Characterization of the transcendentals over a field I'm studying Algebraic Function Fields and Codes book from Henning Stichtenoth and I didn't understand this remark in the first page: 

I couldn't solve any part of the equivalence, I think maybe because I don't remember very well the Galois theory classes, if someone could help in this remark I would be very grateful.
I need help.
Thanks in advance.
 A: Thanks to Jyrki's comment we can proceed. If $F/K(z)$ is algebraic, then $K(z)$ is of infinite degree, hence transcendental by definition since $[F:K]\le [F:K(z)][K(z):K]$ and we know $[F:K]=\infty$ and $[F:K(z)]<\infty$, by the finite generation and algebraic hypotheses it must be that $[K(z):K]=\infty$.

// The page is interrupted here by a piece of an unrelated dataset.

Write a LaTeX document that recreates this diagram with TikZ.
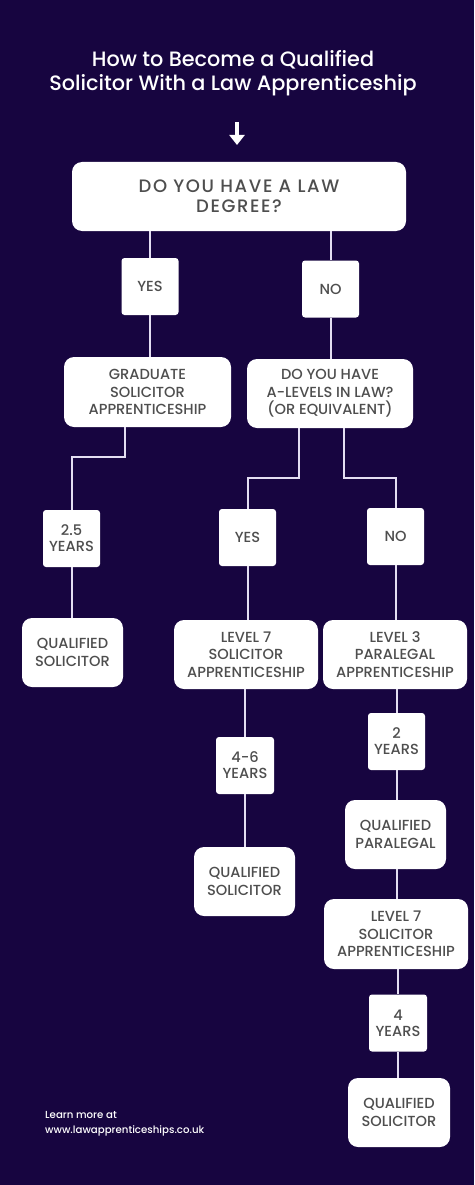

On the other hand, if $z\in F$ is transcendental, then $[K(z):K]=\infty$ and by definition of transcendence degree, the longest chain of pairwise infinite degree extensions we can have with initial field $K$ and final field $F$ is of length $1$, hence $K\subseteq K(z)\subseteq K(z, \alpha_1)\subseteq \ldots\subseteq K(z,\alpha_1,\alpha_2,\ldots,\alpha_k)$ must have $[K(z,\alpha_1,\ldots,\alpha_k):K(z)]<\infty$ for any $k$ and $\alpha_i\in F$ since the first inclusion has infinite degree. But since $F$ is finitely generated, $F=K(z,\alpha_1,\ldots, \alpha_n)$ so that the $\alpha_i$ must be algebraic over $K(z)$ since that first extension is infinite degree. Hence $F/K(z)=K(z,\alpha_1,\ldots, \alpha_n)/K(z)$ is algebraic.